Repair work on the base runways will limit air traffic and thus might reduce the noise residents often complain about, but it could spark more controversy elsewhere. While helicopters will continue to use the facility, fixed-wing aircraft will be redirected to nearby Kadena Air Base.

Some Japanese officials have suggested permanently moving Futenma flight operations to the sprawling Air Force base, even though such a consolidation has been rejected by U.S. officials several times in the past.

Before the idea could gain further momentum, Marine Corps Bases Japan issued a news release Tuesday addressing the transfer.

“The temporary movement of Marine Corps fixed-wing aircraft from MCAS Futenma to Kadena Air Base in no way supports or implies the feasibility of consolidating Futenma aviation operations at Kadena Air Base,” the release said.

Under a bilateral agreement signed in May 2006, the base, located in the heart of this city of 92,000 people, is to be closed once an air facility is built on Camp Schwab, along Okinawa’s rural northeast coast. The design calls for two runways that begin on the Henoko Peninsula and run over landfill in Oura Bay.

Opponents say residents would be at risk from accidents and noise pollution and that the project would threaten a feeding area of endangered dugongs, salt water manatees that make the Okinawa waters their northernmost home.

Japan’s new left-center government in Tokyo has put the project in limbo while it studies alternate sites.

Ichiro Ozawa, secretary-general of the ruling Democratic Party of Japan, said Tuesday that remote Shimoji Island, located midway between Okinawa and Taiwan, would be a good site for Marine air operations, the Mainichi newspaper reported.

Quoting an unnamed source, the paper said Ozawa made the suggestion during a year-end party in Tokyo for top officials of the three parties in the ruling coalition.

It’s not the first time Shimoji has been mentioned as a possible site for MCAS Futenma.

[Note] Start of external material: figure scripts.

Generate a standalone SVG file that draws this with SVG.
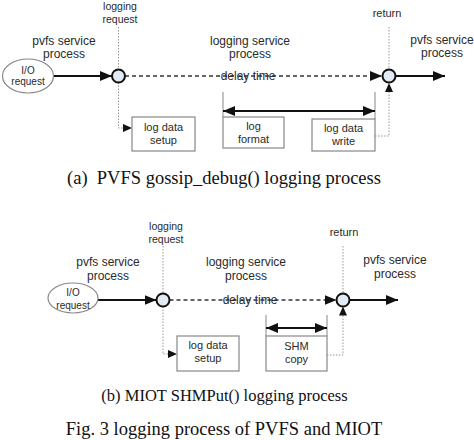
<svg xmlns="http://www.w3.org/2000/svg" width="474" height="440" viewBox="0 0 474 440">
<defs>
<style>
.t{font-family:"Liberation Sans",Arial,sans-serif;fill:#2a2a2a;text-anchor:middle}
.cap{font-family:"Liberation Serif","Times New Roman",serif;fill:#111;text-anchor:middle}
.box{fill:#fff;stroke:#888;stroke-width:1.2}
.ell{fill:#fff;stroke:#888;stroke-width:1.2}
.node{fill:#e2eaf6;stroke:#111;stroke-width:2}
.thick{stroke:#111;stroke-width:2;fill:none}
.dash{stroke:#333;stroke-width:1.3;stroke-dasharray:4 3;fill:none}
.dot{stroke:#999;stroke-width:1;stroke-dasharray:1.5 1.5;fill:none}
.brk{stroke:#888;stroke-width:1;fill:none}
.dbl{stroke:#111;stroke-width:1.8;fill:none}
</style>
<marker id="ah" markerUnits="userSpaceOnUse" markerWidth="12" markerHeight="10" refX="12" refY="5" orient="auto"><path d="M0,0 L12,5 L0,10 Z" fill="#111"/></marker>
<marker id="ahs" markerUnits="userSpaceOnUse" markerWidth="12" markerHeight="10" refX="0" refY="5" orient="auto"><path d="M12,0 L0,5 L12,10 Z" fill="#111"/></marker>
<marker id="as" markerUnits="userSpaceOnUse" markerWidth="9" markerHeight="8" refX="9" refY="4" orient="auto"><path d="M0,0 L9,4 L0,8 Z" fill="#111"/></marker>
</defs>

<g id="connectors">
<!-- (a) -->
<line class="thick" x1="53" y1="76" x2="112" y2="76" marker-end="url(#ah)"/>
<line class="dash" x1="125" y1="76" x2="382" y2="76" marker-end="url(#ah)"/>
<line class="thick" x1="395.5" y1="76" x2="445" y2="76" marker-end="url(#ah)"/>
<line class="dot" x1="118.5" y1="27" x2="118.5" y2="69.5"/>
<polyline class="dot" points="118.5,82.5 118.5,128 123,128"/>
<line x1="122" y1="128" x2="132" y2="128" stroke="none" marker-end="url(#as)"/>
<line class="dot" x1="389" y1="27" x2="389" y2="69.5"/>
<polyline class="dot" points="375,136 389,136 389,92"/>
<line x1="389" y1="92" x2="389" y2="83" stroke="none" marker-end="url(#as)"/>
<line class="brk" x1="223" y1="92" x2="223" y2="117"/>
<line class="brk" x1="375" y1="92" x2="375" y2="119"/>
<line class="dbl" x1="223" y1="111" x2="375" y2="111" marker-start="url(#ahs)" marker-end="url(#ah)"/>
<!-- (b) -->
<line class="thick" x1="98" y1="300" x2="156.5" y2="300" marker-end="url(#ah)"/>
<line class="dash" x1="169.5" y1="300" x2="336.5" y2="300" marker-end="url(#ah)"/>
<line class="thick" x1="349.5" y1="300" x2="398" y2="300" marker-end="url(#ah)"/>
<line class="dot" x1="163" y1="246" x2="163" y2="293.5"/>
<polyline class="dot" points="163,306.5 163,354 168,354"/>
<line x1="167" y1="354" x2="177" y2="354" stroke="none" marker-end="url(#as)"/>
<line class="dot" x1="343" y1="246" x2="343" y2="293.5"/>
<polyline class="dot" points="327,355 343,355 343,315"/>
<line x1="343" y1="315" x2="343" y2="306.5" stroke="none" marker-end="url(#as)"/>
<line class="brk" x1="266" y1="315" x2="266" y2="336"/>
<line class="brk" x1="327" y1="315" x2="327" y2="336"/>
<line class="dbl" x1="266" y1="328" x2="327" y2="328" marker-start="url(#ahs)" marker-end="url(#ah)"/>
</g>

<!-- (a) nodes -->
<g id="a-io-request">
<ellipse class="ell" cx="28" cy="76" rx="25.5" ry="17"/>
<text class="t" x="28" y="74" font-size="10">I/O</text>
<text class="t" x="28" y="85" font-size="10">request</text>
</g>
<g id="a-logging-request-node"><circle class="node" cx="118.5" cy="76" r="6.5"/></g>
<g id="a-return-node"><circle class="node" cx="389" cy="76" r="6.5"/></g>
<g id="a-log-data-setup">
<rect class="box" x="132" y="117" width="63" height="34"/>
<text class="t" x="163.5" y="131" font-size="11">log data</text>
<text class="t" x="163.5" y="144" font-size="11">setup</text>
</g>
<g id="a-log-format">
<rect class="box" x="223" y="117" width="61" height="31"/>
<text class="t" x="253.5" y="130" font-size="11">log</text>
<text class="t" x="253.5" y="143" font-size="11">format</text>
</g>
<g id="a-log-data-write">
<rect class="box" x="312" y="119" width="63" height="32"/>
<text class="t" x="343.5" y="132" font-size="11">log data</text>
<text class="t" x="343.5" y="145" font-size="11">write</text>
</g>
<g id="a-labels">
<text class="t" x="120" y="10" font-size="10.5">logging</text>
<text class="t" x="120" y="23" font-size="10.5">request</text>
<text class="t" x="64" y="45" font-size="12">pvfs service</text>
<text class="t" x="64" y="58" font-size="12">process</text>
<text class="t" x="250" y="45" font-size="12">logging service</text>
<text class="t" x="250" y="58" font-size="12">process</text>
<text class="t" x="248" y="80" font-size="12">delay time</text>
<text class="t" x="387" y="17" font-size="11">return</text>
<text class="t" x="442" y="44" font-size="12">pvfs service</text>
<text class="t" x="442" y="57" font-size="12">process</text>
<text class="cap" x="224" y="184" font-size="18.5" xml:space="preserve">(a)  PVFS gossip_debug() logging process</text>
</g>

<!-- (b) nodes -->
<g id="b-io-request">
<ellipse class="ell" cx="73" cy="298" rx="25" ry="15"/>
<text class="t" x="73" y="296" font-size="10">I/O</text>
<text class="t" x="73" y="309" font-size="10">request</text>
</g>
<g id="b-logging-request-node"><circle class="node" cx="163" cy="300" r="6.5"/></g>
<g id="b-return-node"><circle class="node" cx="343" cy="300" r="6.5"/></g>
<g id="b-log-data-setup">
<rect class="box" x="177" y="336" width="62" height="35"/>
<text class="t" x="208" y="349" font-size="11">log data</text>
<text class="t" x="208" y="362" font-size="11">setup</text>
</g>
<g id="b-shm-copy">
<rect class="box" x="266" y="336" width="61" height="35"/>
<text class="t" x="296.5" y="350" font-size="11">SHM</text>
<text class="t" x="296.5" y="363" font-size="11">copy</text>
</g>
<g id="b-labels">
<text class="t" x="166" y="230" font-size="10.5">logging</text>
<text class="t" x="166" y="243" font-size="10.5">request</text>
<text class="t" x="108" y="266" font-size="12">pvfs service</text>
<text class="t" x="108" y="280" font-size="12">process</text>
<text class="t" x="246" y="266" font-size="12">logging service</text>
<text class="t" x="246" y="280" font-size="12">process</text>
<text class="t" x="250" y="304" font-size="12">delay time</text>
<text class="t" x="344" y="236" font-size="11">return</text>
<text class="t" x="395" y="264" font-size="12">pvfs service</text>
<text class="t" x="395" y="278" font-size="12">process</text>
<text class="cap" x="224.5" y="401" font-size="16.5">(b) MIOT SHMPut() logging process</text>
<text class="cap" x="224" y="435" font-size="18.5">Fig. 3 logging process of PVFS and MIOT</text>
</g>
</svg>
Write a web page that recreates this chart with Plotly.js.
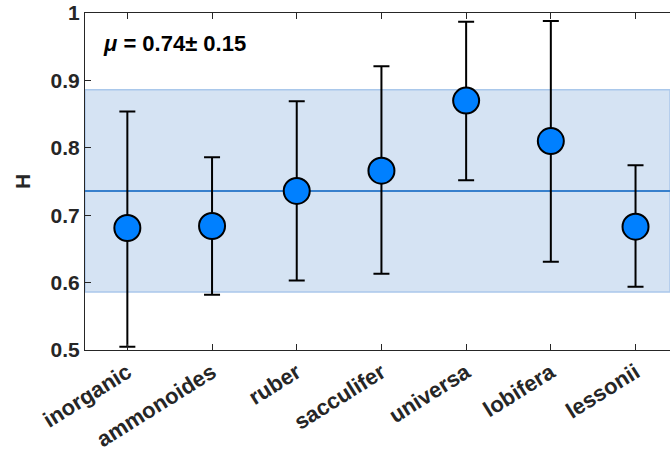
<!DOCTYPE html>
<html>
<head>
<meta charset="utf-8">
<script src="https://cdn.plot.ly/plotly-3.0.1.min.js"></script>
<style>html,body{margin:0;padding:0;background:#fff;}#chart{width:670px;height:457px;}</style>
</head>
<body>
<div id="chart"></div>
<script>
var categories = ["inorganic", "ammonoides", "ruber", "sacculifer", "universa", "lobifera", "lessonii"];
var hValues = [0.681, 0.684, 0.736, 0.766, 0.870, 0.810, 0.683];
var upperBounds = [0.854, 0.786, 0.869, 0.921, 0.987, 0.988, 0.774];
var lowerBounds = [0.505, 0.582, 0.603, 0.613, 0.752, 0.631, 0.594];
var meanH = 0.736;
var sdH = 0.150;
var yTickVals = [0.5, 0.6, 0.7, 0.8, 0.9, 1.0];
var yTickText = ["0.5", "0.6", "0.7", "0.8", "0.9", "1"];

var xPos = categories.map(function(_, i){ return i + 1; });
var errPlus = upperBounds.map(function(u, i){ return u - hValues[i]; });
var errMinus = lowerBounds.map(function(l, i){ return hValues[i] - l; });
function b(s){ return "<b>" + s + "</b>"; }

var fontFam = "Liberation Sans, Arial, sans-serif";
var axisColor = "#262626";

var trace = {
  x: xPos, y: hValues, type: "scatter", mode: "markers",
  marker: {size: 26, color: "#0080FF", line: {color: "#000000", width: 2}},
  error_y: {type: "data", symmetric: false, array: errPlus, arrayminus: errMinus,
            color: "#000000", thickness: 2, width: 8},
  hoverinfo: "none", cliponaxis: false
};

var layout = {
  width: 670, height: 457,
  margin: {l: 85, r: 0, t: 13, b: 107},
  paper_bgcolor: "#ffffff", plot_bgcolor: "#ffffff",
  showlegend: false,
  font: {family: fontFam, color: "#262626"},
  xaxis: {
    range: [0.5, 7.407], tickvals: xPos, ticktext: categories.map(b),
    tickangle: -32, ticks: "inside", ticklen: 6, tickcolor: axisColor,
    showline: true, linecolor: axisColor, linewidth: 1, mirror: "ticks",
    showgrid: false, zeroline: false,
    tickfont: {family: fontFam, size: 22, color: "#262626"}
  },
  yaxis: {
    range: [0.5, 1.0], tickvals: yTickVals, ticktext: yTickText.map(b),
    ticks: "inside", ticklen: 6, tickcolor: axisColor,
    showline: true, linecolor: axisColor, linewidth: 1, mirror: false,
    showgrid: false, zeroline: false,
    tickfont: {family: fontFam, size: 21, color: "#262626"},
    title: {text: b("H"), font: {family: fontFam, size: 21, color: "#262626"}, standoff: 14}
  },
  shapes: [
    {type: "rect", xref: "paper", yref: "y", x0: 0, x1: 1, y0: meanH - sdH, y1: meanH + sdH,
     fillcolor: "rgb(213,227,243)", line: {color: "rgb(170,200,235)", width: 1.5}, layer: "below"},
    {type: "line", xref: "paper", yref: "y", x0: 0, x1: 1, y0: meanH, y1: meanH,
     line: {color: "rgb(56,128,204)", width: 2}, layer: "below"}
  ],
  annotations: [
    {xref: "paper", yref: "y", x: 0.028, y: 0.955, xanchor: "left", yanchor: "middle",
     showarrow: false,
     text: "<b><i>μ</i> = " + meanH.toFixed(2) + "± " + sdH.toFixed(2) + "</b>",
     font: {family: fontFam, size: 22, color: "#000000"}}
  ]
};

Plotly.newPlot("chart", [trace], layout, {displayModeBar: false, staticPlot: true});
</script>
</body>
</html>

The island’s airport, with a 3,000-meter runway, is used mostly for training commercial airline pilots. There are no regularly scheduled flights to the island. It was visited in October by an official from the Japanese Defense Ministry to determine if it would be an acceptable relocation site.

In May 2001, a Rand Corporation study commissioned by the Pentagon recommended the island’s airport be used by the Marines, offering them a better position to respond to any trouble in the Taiwan Strait. Shimoji Island, part of Irabu Town, is only 250 miles from Taiwan.

U.S. officials have said Schwab is the only acceptable location for relocating Futenma and insist it is key to the entire realignment agreement, which calls for closing most of the U.S. bases south of Kadena Air Base and moving major Marine commands and more than 8,000 active-duty personnel and their families to Guam in 2014.

The runway project on Futenma will last through April, according to the release. The fixed-wing aircraft that will operate temporarily from Kadena include KC-130 tanker-transports and smaller UC-35 and UC-12 light passenger and cargo aircraft.

Runway repairs will include removing rubber, sealing concrete joints, repairing or replacing concrete sections, regrooving and repainting, the release said.

“It is important that the runway is maintained in order to ensure the safety of future operations at the air station,” the release said.